Would Your Kid Eat This!? 10 Kid Snacks from Around the World
Believe it or not, most kids around the world don’t make it through the day fueled by plastic baggies filled with Goldfish® crackers. Have you ever wondered what parents in France, India, and Costa Rica feed their kids for snacks?
Here are 10 popular kid-friendly healthy snacks from around the world. Who knows? They just might inspire new culinary adventures in your own kitchen. And besides, getting kids to try new foods is key to developing healthy eating habits. Bon appetit!
1. Mexico: Fruit Paletas (Ice Pops)
Throughout Mexico, ice pops known as paletas are made with tropical fruits like mango, tamarind, and watermelon, as well as creamy flavors like arroz con leche (rice pudding) and cinnamon cocoa. Try your hand at home with our delicious (and healthy) recipes.
2. Sweden: Open-Faced Sandwiches
Known as smørrebrød in Sweden and eaten with a knife and fork instead of your hands, these unique snacks are made on a single piece of bread (often a dense, sourdough-style, whole grain rye), and are then topped with butter and tasty additions like shrimp, cheese and pears, pickled herring, and lots of fresh dill. The colorful aesthetic is half the appeal with this one, so as you build sandwiches with your child, focus on the details!

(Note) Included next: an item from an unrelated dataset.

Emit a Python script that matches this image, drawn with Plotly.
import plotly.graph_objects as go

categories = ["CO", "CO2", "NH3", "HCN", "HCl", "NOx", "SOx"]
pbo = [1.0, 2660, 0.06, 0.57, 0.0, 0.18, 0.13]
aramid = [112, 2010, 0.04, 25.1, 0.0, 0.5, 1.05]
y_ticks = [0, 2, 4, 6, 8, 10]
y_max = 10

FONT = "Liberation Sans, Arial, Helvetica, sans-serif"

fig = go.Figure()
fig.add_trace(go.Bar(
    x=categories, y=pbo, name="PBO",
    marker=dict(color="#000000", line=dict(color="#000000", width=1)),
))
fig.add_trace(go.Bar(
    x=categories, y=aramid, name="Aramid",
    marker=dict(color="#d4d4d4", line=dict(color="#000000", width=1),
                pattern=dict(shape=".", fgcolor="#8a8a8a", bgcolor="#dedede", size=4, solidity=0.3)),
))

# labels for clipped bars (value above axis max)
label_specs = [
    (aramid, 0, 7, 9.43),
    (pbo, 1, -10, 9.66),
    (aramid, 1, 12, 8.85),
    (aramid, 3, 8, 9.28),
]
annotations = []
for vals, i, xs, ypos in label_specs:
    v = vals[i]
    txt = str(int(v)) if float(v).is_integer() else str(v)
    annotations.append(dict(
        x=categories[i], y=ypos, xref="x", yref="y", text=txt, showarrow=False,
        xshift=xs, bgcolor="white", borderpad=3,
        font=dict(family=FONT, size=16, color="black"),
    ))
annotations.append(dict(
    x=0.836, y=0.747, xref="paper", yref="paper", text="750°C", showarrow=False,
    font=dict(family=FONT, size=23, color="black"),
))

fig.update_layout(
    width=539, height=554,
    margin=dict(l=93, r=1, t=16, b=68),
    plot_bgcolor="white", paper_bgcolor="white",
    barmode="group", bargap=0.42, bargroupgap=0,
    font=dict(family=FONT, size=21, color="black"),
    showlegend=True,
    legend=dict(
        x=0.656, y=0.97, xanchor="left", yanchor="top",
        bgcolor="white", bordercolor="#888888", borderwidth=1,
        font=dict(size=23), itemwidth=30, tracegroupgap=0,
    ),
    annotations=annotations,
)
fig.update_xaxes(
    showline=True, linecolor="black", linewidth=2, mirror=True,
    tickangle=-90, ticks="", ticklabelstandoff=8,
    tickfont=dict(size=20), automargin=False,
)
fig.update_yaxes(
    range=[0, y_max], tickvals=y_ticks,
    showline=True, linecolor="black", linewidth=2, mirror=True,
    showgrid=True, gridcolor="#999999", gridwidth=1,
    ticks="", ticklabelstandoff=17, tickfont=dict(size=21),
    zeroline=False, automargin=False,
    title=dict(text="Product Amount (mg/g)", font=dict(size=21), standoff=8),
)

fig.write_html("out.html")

3. Thailand: Dried Bananas
Dried whole bananas—typically made from a smaller type of banana called ma-li-ong—are a common snack in Thailand. These dried fruit snacks are often sweetened with sugar or honey and are available at markets around Thailand. Bring this exotic treat to your kitchen by making your own with a dehydrator or oven!
4. Japan: Onigiri
Japanese rice balls, called onigiri or omusubi, are savory triangle-shaped treats made of cooked rice that are stuffed with fillings like salmon, marinated tofu, or pickled plum (umeboshi), or they’re left unstuffed and sprinkled with a seasoning mix called furikake, which is made from seaweed, sesame seeds, sea salt, and sugar.
Onigiri are often wrapped in a sheet of seaweed (a.k.a. nori). No need to stick with the recipe verbatim, though, especially if you have a picky eater—just take the basic idea and stuff rice with your kid’s favorite veggies, meats, and other ingredients. This step-by-step guide walks you through the process of making onigiri at home!

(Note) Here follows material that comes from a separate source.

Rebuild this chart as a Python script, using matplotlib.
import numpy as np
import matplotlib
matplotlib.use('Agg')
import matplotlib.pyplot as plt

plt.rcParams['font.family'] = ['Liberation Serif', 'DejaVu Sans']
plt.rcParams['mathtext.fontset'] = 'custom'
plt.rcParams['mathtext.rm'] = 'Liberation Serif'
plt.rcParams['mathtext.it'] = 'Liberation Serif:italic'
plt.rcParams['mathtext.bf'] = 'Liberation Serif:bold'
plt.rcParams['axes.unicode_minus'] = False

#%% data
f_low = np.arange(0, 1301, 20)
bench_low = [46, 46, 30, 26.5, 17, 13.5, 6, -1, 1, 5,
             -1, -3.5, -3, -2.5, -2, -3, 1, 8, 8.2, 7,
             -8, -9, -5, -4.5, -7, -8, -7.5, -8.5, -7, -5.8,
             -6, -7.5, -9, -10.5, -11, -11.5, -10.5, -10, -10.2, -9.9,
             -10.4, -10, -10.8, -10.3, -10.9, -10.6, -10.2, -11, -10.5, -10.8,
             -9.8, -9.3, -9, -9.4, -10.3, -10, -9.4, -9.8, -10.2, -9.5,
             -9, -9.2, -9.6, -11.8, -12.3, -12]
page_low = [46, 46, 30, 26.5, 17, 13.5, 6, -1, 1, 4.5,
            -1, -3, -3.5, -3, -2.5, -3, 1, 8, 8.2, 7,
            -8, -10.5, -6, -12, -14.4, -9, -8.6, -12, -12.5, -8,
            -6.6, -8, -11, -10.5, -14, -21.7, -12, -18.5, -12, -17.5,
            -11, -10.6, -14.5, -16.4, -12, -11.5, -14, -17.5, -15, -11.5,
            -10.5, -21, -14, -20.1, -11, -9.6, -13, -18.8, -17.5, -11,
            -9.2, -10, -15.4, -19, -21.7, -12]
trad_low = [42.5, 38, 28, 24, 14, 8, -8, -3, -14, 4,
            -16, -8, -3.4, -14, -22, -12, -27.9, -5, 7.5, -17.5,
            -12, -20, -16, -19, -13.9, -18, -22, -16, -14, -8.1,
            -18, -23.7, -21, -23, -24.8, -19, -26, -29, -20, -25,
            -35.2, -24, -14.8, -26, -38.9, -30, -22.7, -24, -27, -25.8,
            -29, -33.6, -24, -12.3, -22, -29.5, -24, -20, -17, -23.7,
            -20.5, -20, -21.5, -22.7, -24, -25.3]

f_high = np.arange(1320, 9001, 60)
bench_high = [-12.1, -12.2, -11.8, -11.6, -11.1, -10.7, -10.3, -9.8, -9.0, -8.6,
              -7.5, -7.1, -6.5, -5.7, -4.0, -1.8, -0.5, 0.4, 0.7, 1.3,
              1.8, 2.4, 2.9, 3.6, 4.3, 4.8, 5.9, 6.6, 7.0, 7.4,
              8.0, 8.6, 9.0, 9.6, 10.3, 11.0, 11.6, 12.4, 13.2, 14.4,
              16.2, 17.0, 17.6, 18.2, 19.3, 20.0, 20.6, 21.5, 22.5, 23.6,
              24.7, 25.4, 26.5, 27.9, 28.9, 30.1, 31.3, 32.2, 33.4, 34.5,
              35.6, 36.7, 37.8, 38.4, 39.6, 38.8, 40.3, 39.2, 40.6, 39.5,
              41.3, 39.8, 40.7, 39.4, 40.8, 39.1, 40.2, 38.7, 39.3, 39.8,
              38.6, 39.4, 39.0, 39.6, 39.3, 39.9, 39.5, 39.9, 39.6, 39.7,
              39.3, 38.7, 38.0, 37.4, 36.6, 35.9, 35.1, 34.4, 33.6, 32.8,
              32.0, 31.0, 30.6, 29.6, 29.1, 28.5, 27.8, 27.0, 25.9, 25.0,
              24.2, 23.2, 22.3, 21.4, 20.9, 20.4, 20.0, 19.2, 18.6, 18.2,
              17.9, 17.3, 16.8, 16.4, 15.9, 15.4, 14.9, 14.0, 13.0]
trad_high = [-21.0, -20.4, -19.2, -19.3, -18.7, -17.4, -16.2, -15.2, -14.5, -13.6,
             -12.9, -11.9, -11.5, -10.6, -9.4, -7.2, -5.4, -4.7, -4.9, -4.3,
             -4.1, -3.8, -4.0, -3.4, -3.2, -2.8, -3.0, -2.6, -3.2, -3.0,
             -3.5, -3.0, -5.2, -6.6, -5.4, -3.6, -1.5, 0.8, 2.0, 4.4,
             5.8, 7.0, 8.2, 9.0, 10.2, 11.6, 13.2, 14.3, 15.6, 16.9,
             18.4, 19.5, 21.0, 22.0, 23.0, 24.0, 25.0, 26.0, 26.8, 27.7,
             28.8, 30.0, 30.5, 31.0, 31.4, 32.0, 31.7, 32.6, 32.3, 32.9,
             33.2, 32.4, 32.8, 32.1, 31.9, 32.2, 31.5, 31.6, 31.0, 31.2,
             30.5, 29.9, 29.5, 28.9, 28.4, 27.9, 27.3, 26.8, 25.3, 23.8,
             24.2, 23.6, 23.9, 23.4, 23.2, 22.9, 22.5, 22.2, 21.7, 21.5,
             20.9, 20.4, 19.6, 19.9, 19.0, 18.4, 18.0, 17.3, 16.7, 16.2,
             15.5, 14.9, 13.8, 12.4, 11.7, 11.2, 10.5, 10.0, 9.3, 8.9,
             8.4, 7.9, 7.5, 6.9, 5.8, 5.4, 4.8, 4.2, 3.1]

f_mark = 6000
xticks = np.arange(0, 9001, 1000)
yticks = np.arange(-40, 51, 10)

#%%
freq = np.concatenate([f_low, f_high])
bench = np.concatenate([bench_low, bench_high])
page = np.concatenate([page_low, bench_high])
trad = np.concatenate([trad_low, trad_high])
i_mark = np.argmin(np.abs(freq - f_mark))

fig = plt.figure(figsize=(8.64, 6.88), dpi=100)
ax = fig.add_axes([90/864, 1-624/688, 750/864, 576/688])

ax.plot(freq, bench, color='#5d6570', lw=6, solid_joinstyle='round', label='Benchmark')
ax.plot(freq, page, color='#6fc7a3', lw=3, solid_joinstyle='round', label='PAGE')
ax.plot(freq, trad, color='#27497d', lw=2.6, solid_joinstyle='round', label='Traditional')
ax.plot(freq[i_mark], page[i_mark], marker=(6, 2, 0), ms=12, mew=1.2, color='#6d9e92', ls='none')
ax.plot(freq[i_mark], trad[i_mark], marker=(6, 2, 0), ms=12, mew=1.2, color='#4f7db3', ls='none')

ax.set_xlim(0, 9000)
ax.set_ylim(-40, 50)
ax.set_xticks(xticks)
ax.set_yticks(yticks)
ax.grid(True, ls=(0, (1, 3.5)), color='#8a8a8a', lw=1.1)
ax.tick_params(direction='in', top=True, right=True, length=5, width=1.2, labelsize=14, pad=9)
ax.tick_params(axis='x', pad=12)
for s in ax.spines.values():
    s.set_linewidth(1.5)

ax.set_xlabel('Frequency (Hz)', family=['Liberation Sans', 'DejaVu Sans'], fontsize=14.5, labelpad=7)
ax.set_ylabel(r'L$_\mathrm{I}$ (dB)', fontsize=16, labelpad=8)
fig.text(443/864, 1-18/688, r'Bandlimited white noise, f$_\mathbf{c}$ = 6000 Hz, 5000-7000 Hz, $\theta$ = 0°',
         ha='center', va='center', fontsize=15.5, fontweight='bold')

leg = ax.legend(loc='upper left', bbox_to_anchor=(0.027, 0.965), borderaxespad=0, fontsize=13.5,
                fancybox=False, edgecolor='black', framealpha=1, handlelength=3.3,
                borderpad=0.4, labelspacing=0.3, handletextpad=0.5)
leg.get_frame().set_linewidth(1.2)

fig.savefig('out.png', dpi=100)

5. India: Carrot Halwa (gajar ka halwa)
Carrots for dessert? We bet that after trying this popular snack and dessert from India, your kiddo will be convinced! This sweet treat combines grated carrots, whole milk, nuts, dried fruit, and kid-friendly spices. Kids won’t be able to resist this veggies-as-dessert delight—and with a hearty helping of fiber, Vitamin A, and beta-carotene, you’ll feel great about serving it, too.

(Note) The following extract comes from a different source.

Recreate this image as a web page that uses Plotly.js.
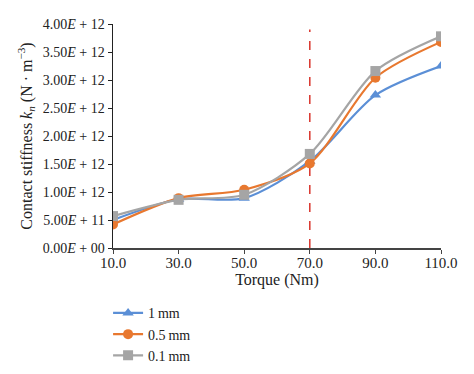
<!DOCTYPE html>
<html>
<head>
<meta charset="utf-8">
<script src="https://cdn.plot.ly/plotly-3.0.1.min.js"></script>
<style>html,body{margin:0;padding:0;background:#fff;}#chart{width:474px;height:374px;}</style>
</head>
<body>
<div id="chart"></div>
<script>
const torque = [10, 30, 50, 70, 90, 110];
const s1mm = [0.50e12, 0.87e12, 0.89e12, 1.55e12, 2.73e12, 3.25e12];
const s05mm = [0.42e12, 0.89e12, 1.04e12, 1.51e12, 3.04e12, 3.68e12];
const s01mm = [0.57e12, 0.86e12, 0.95e12, 1.68e12, 3.16e12, 3.78e12];
const seriesNames = ["1\u2009mm", "0.5\u2009mm", "0.1\u2009mm"];
const yTickVals = [0, 0.5e12, 1.0e12, 1.5e12, 2.0e12, 2.5e12, 3.0e12, 3.5e12, 4.0e12];
const yTickText = ["0.00<i>E</i> + 00", "5.00<i>E</i> + 11", "1.00<i>E</i> + 12", "1.50<i>E</i> + 12", "2.00<i>E</i> + 12", "2.50<i>E</i> + 12", "3.00<i>E</i> + 12", "3.50<i>E</i> + 12", "4.00<i>E</i> + 12"];
const xTickText = ["10.0", "30.0", "50.0", "70.0", "90.0", "110.0"];
const markerLine = 70;
const markerLineTop = 3.9e12;

const font = "Liberation Serif, Times New Roman, serif";
const mk = (name, y, color, symbol, size) => ({
  x: torque, y: y, name: name, type: "scatter", mode: "lines+markers",
  line: {color: color, width: 2.2, shape: "spline", smoothing: 0.8},
  marker: {color: color, symbol: symbol, size: size}
});
const data = [
  mk(seriesNames[0], s1mm, "#5b8fd6", "triangle-up", 10),
  mk(seriesNames[1], s05mm, "#e8782f", "circle", 10),
  mk(seriesNames[2], s01mm, "#a5a5a5", "square", 10)
];
const layout = {
  width: 474, height: 374,
  margin: {l: 113, r: 33, t: 24, b: 126},
  paper_bgcolor: "#fff", plot_bgcolor: "#fff",
  font: {family: font, size: 13, color: "#222"},
  showlegend: true,
  legend: {x: -0.015, xanchor: "left", xref: "paper", y: 0.205, yref: "container", yanchor: "top", orientation: "v",
    font: {family: font, size: 14, color: "#222"}, tracegroupgap: 0, itemwidth: 30},
  xaxis: {range: [10, 110], tickvals: torque, ticktext: xTickText,
    showline: true, linecolor: "#444", linewidth: 1.5, ticks: "outside", ticklen: 4, tickcolor: "#444",
    ticklabelstandoff: -4,
    showgrid: false, zeroline: false, tickfont: {family: font, size: 15, color: "#222"},
    title: {text: "Torque (Nm)", font: {family: font, size: 16, color: "#222"}, standoff: 4}},
  yaxis: {range: [0, 4e12], tickvals: yTickVals, ticktext: yTickText,
    showline: true, linecolor: "#222", linewidth: 1.5, ticks: "outside", ticklen: 4, tickcolor: "#222",
    showgrid: false, zeroline: false, tickfont: {family: font, size: 14, color: "#222"},
    title: {text: "Contact stiffness <i>k<sub>n</sub></i> (N · m<sup>−3</sup>)", font: {family: font, size: 16, color: "#222"}, standoff: 6}},
  shapes: [{type: "line", xref: "x", yref: "y", x0: markerLine, x1: markerLine, y0: 0, y1: markerLineTop,
    line: {color: "#d9342b", width: 1.5, dash: "dash"}, layer: "below"}]
};
Plotly.newPlot("chart", data, layout, {displayModeBar: false, staticPlot: true});
</script>
</body>
</html>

6. Costa Rica: Batidos (Smoothies)
Like their Mexican peers, Costa Rican children enjoy tropical fruits throughout the day. Roadside stands usually feature smoothies made with banana, mango, pineapple, papaya, and watermelon. These are incredibly easy to whip up in a snap—and a great way to add some fruit to your day!
7. Turkey: Pide (Pizza-Like Flatbread with Toppings)
Turkish children top their boat-shaped pide—pronounced ‘pea-day’—with a mouthwatering assortment of meat, cheese, eggs, potatoes, and herbs. One popular version with spinach and cheese is super simple to recreate at home. Make the dough from scratch or buy a ready-to-bake pizza dough at the store—once the dough’s ready, add a mixture of spinach and cheddar cheese on top. Before popping it in the oven, fold two sides of the dough up over the toppings and pinch the ends together to create your tasty little snack boat!
8. Nigeria: Plantain Chips
These crispy, crunchy chips are a popular Nigerian street food made with large, starchy fruits that look like bananas. Buy fresh plantains at your local market (many American supermarkets carry them, but if yours doesn’t, try an international grocery store), and make your own chips by slicing them up and pan-frying them in coconut oil. Prefer something close to potato chips? Stick with greener plantains as they have less sugar. If you’re aiming for a sweet flavor, go for the ones with browning skins.
9. France: Not Much
French children are raised to eat three hearty meals without a lot of grazing in between. If children do snack in France, it’s typically once in the late afternoon—on tartine: bread with butter (in its simplest version) or spread with jam or Nutella. The French aren’t afraid to give their children these sweet treats, but they are very conscious about when those treats are consumed.
10. Brazil: Avocados Mashed with Sugar
Brazil is one of the only countries in the world known for eating avocados as a sweet treat. While we most often use these green goodies as a base for guacamole, the avocado is technically a fruit—and its mild flavor and healthy fats are a great way to boost nutrition in sweet treats. Try throwing half an avocado into a fruit smoothie or blending it up into a delicious vegan chocolate pudding.